Please note that any nutrition information is an estimate and can vary based on the specific ingredients and portion sizes you use. These recipes are intended to be part of a balanced diet.

Frequently Asked Questions

How can I add more fiber to my existing favorite recipes?

It’s easier than you think! Stir a cup of lentils into your spaghetti sauce, add a can of rinsed black beans to your tacos, or mix chia seeds or ground flaxseed into meatballs. Swapping white grains for whole grains is another simple and effective strategy.

Will eating a high-fiber dinner make me feel bloated?

If your body isn’t used to it, a sudden increase in fiber can cause some temporary bloating. The key is to increase your intake gradually over a few weeks and ensure you are drinking plenty of water to help the fiber move through your digestive system.

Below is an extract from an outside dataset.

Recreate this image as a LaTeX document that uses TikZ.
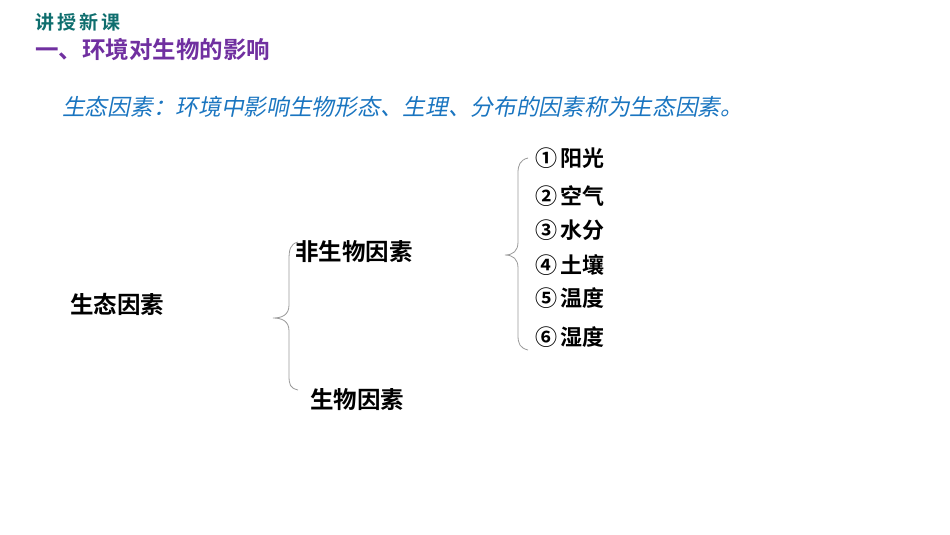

Can I freeze these high-fiber meals?

Absolutely! The Lentil Shepherd’s Pie, Black Bean Burgers (uncooked patties), and the Chicken and Wild Rice Soup all freeze beautifully. They are perfect for meal prep, ensuring you always have a healthy, fiber-rich option on hand for busy nights.

What are the best high-fiber grains for dinner?

Quinoa, barley, farro, bulgur, and wild rice are all fantastic choices. They offer a much higher fiber content than refined grains like white rice or pasta and add a wonderful chewy texture and nutty flavor to meals.

I hope this list inspires you to bring more delicious, fiber-rich meals to your dinner table. Cooking this way has fundamentally changed how I feel, and I know it can do the same for you. Enjoy the process and the incredible food!